WHAT TO WORK ON:
Return the material exactly, first line through the line containing "plt.rcParams['font.family'] = ['Liberation", and nothing more. Pictures stay out.

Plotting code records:
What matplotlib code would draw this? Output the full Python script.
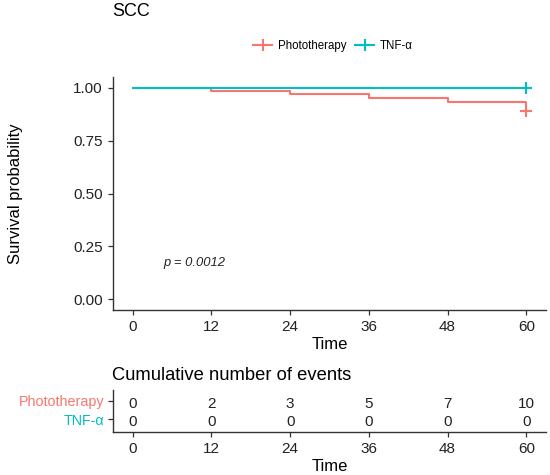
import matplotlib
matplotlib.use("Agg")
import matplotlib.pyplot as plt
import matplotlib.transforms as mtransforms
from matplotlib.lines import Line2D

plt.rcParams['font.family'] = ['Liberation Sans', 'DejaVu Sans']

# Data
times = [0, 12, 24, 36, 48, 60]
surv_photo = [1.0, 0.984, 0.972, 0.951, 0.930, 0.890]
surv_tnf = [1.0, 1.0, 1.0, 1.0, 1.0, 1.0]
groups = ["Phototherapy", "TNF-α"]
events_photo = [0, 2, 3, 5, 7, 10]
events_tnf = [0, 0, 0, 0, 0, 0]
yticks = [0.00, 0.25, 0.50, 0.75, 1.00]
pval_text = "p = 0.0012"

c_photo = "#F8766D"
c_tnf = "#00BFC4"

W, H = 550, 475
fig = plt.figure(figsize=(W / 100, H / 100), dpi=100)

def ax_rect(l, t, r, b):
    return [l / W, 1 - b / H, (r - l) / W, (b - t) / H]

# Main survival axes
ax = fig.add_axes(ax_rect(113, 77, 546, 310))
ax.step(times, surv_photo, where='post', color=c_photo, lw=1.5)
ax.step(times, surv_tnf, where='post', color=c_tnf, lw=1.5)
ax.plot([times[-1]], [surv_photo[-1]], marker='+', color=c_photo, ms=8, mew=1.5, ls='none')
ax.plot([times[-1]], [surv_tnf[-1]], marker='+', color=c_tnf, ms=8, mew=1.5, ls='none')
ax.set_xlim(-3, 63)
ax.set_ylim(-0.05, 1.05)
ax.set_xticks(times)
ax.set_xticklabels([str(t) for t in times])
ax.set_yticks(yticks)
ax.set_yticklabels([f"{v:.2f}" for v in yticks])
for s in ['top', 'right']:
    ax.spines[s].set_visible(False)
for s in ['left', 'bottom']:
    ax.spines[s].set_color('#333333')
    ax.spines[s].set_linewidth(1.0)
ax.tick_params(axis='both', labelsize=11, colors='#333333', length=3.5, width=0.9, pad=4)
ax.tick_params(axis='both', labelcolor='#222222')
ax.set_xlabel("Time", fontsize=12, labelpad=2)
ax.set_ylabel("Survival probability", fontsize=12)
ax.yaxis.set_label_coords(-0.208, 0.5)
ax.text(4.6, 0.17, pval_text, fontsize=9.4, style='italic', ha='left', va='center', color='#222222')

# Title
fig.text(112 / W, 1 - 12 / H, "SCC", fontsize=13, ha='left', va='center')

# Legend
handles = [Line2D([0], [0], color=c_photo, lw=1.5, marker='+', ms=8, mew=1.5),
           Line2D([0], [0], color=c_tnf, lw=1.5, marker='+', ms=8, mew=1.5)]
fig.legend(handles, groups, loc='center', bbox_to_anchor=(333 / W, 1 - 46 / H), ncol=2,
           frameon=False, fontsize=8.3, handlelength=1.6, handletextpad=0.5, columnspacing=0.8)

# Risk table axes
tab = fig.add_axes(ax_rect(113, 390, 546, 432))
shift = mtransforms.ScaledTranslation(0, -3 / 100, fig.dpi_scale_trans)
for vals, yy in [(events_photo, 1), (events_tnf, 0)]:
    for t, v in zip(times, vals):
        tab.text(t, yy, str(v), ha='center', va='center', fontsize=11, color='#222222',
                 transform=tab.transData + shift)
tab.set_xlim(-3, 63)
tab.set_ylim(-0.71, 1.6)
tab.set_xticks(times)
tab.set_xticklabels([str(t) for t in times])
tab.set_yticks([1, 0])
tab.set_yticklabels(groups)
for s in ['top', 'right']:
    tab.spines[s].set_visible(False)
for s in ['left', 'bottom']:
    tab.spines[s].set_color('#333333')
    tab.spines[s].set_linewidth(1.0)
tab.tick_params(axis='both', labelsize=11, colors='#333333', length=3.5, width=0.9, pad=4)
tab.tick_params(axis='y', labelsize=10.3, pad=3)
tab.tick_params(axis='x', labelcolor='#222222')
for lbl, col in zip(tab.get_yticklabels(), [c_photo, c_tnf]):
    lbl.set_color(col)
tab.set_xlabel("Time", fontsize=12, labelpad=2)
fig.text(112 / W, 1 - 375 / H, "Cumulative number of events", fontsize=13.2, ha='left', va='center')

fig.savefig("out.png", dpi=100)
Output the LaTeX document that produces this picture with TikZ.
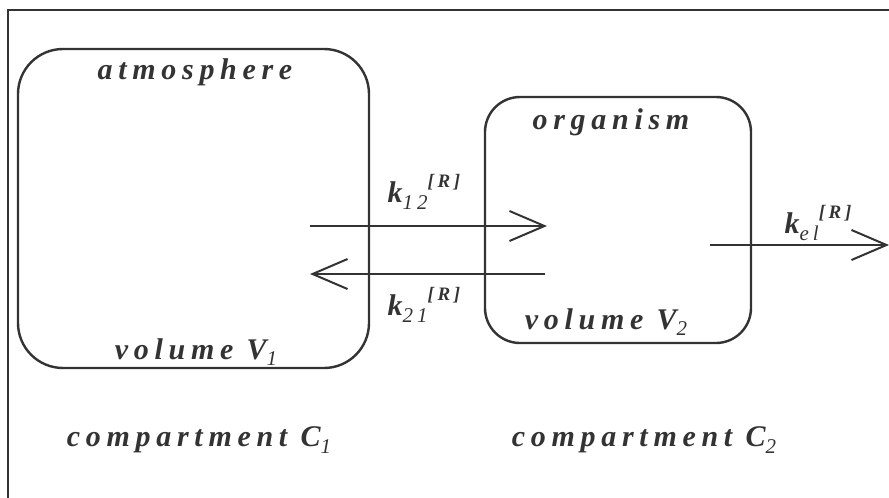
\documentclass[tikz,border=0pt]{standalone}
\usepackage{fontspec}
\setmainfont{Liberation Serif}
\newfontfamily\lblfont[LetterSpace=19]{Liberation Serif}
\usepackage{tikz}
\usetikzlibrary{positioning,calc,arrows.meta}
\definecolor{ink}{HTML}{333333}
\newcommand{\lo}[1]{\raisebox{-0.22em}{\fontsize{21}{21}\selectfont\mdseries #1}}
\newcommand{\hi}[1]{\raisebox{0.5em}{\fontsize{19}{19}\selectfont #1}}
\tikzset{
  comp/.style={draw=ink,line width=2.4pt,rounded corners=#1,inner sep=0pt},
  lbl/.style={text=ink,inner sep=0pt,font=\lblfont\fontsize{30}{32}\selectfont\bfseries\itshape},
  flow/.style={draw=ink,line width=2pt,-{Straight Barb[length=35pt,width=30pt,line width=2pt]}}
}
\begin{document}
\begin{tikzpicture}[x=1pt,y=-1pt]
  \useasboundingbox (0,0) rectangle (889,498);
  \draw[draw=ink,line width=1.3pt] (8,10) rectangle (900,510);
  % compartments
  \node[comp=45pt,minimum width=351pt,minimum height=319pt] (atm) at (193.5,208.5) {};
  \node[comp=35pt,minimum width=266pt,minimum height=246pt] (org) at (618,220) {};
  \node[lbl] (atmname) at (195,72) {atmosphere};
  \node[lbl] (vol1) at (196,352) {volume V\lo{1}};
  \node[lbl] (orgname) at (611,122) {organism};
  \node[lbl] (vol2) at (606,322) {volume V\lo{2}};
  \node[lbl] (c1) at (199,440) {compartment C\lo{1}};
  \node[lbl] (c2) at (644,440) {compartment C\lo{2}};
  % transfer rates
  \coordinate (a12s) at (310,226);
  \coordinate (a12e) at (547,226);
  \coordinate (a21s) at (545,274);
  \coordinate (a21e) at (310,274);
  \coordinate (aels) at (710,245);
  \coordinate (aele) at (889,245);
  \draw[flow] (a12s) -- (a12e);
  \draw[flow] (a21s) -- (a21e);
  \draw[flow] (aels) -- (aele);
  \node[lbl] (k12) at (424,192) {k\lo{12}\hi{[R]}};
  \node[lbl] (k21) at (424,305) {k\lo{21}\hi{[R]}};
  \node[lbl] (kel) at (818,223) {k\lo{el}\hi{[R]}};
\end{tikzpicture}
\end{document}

THE OUTPUT:
What matplotlib code would draw this? Output the full Python script.
import matplotlib
matplotlib.use("Agg")
import matplotlib.pyplot as plt
import matplotlib.transforms as mtransforms
from matplotlib.lines import Line2D

plt.rcParams['font.family'] = ['Liberation Sans', 'DejaVu Sans']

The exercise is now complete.